The methods employed by Conner were far advanced than any ever before attempted in Buffalo. The physical and vocal drill class was a novelty, and was, from the first, highly prized by the students. The vocal practice eradicated all nasal, shrill, and guttural tones, while the Delsarte method of exercising every muscle of the frame was beneficial to the body. As a preliminary to graduation from the Training School of Elocution, each pupil was required to give a public reading, the audience consisting of invited friends. These entertainments, in Association Hall, afforded a literary treat to the audience, and were an index of the accomplishments to be achieved by a course of study in such a school and under a teacher whose refining influence left an indelible impression on the pupil.

At the close of the second year of the school, three pupils were graduated with honor. One became a teacher of elocution in the Buffalo High School. Another was for a long time associated with Conner in the school work. The third became a professional reader. On the completion of the third year, three more pupils received diplomas. One of that number, subsequently received the degree of Bachelor of Oratory at the Monroe School in Boston. The following year witnessed the graduation of six more pupils, some of whom became employed in the theatrical profession, in lecturing, reading, and teaching. Seven pupils were graduated in the class of 1888, and a larger number of juniors received certificates than at any previous year. Aside from the graduates' and postgraduates' recitals, the school gave frequent entertainments, such as "Shakespeare" and "Longfellow" afternoons, "Dickens," "Bryant,"' and "Whittier" evenings. Special lectures were given in connection with the regular course of study.

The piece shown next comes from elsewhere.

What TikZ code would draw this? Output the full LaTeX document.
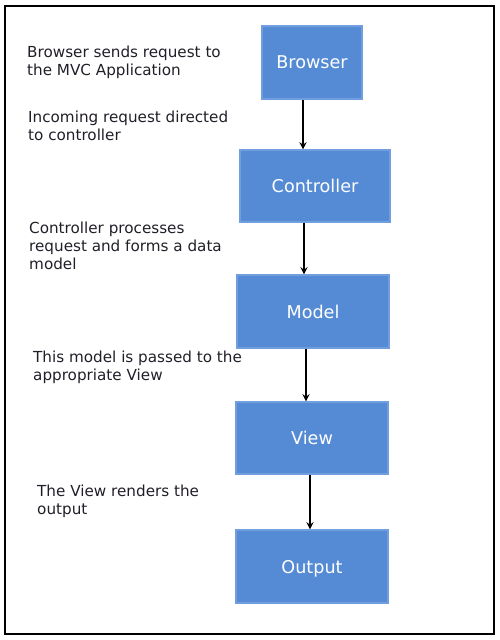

Owing to the constant increase of business, it became necessary for Conner to seek larger and more commodious quarters than the WMCA building afforded. A new location, at the junction of Mohawk, Genesee and Pearl streets, was secured. It was enlarged by establishing a second department, the Conservatory of Music under the able direction of Mary M. Howard, of Buffalo. After operating the school for more than a decade, Conner left Buffalo in 1898 to give elocution recitals on a tour of the Pacific coast. She remained in the west for several years, working with a western college, before returning to New York in 1905. A follower of Christian Science, in 1906, in Buffalo, she was one of the founders of the International Progressive Thought League, along with Grace Carew Sheldon. She traveled to Detroit and established a Progressive Thought reading room there.

Leaving Buffalo again, around 1909, Conner resumed her speaking and writing efforts, mainly throughout New York State. She published a book The Golden Pomegranates of Eden which dealt with sex education and worked for fifteen years on a book The Moon Faery. She gave an illustrated talk on "the Divine art of expression", with musical interludes, before the New Thought Alliance, in Alliance Hall, Detroit, Michigan, May 10, 1912. In 1931, she returned to Buffalo for its centennial celebration, advising that she was working and speaking as a peace activist. At the time, she was living in Brooklyn. In 1932, she returned to Buffalo to speak at a Women's Democratic Club meeting.

==Personal life==
Elizabeth Marney Conner died in Buffalo, New York, May 1941, and was buried at Elmwood Cemetery, Burlington, Vermont, May 31, 1941.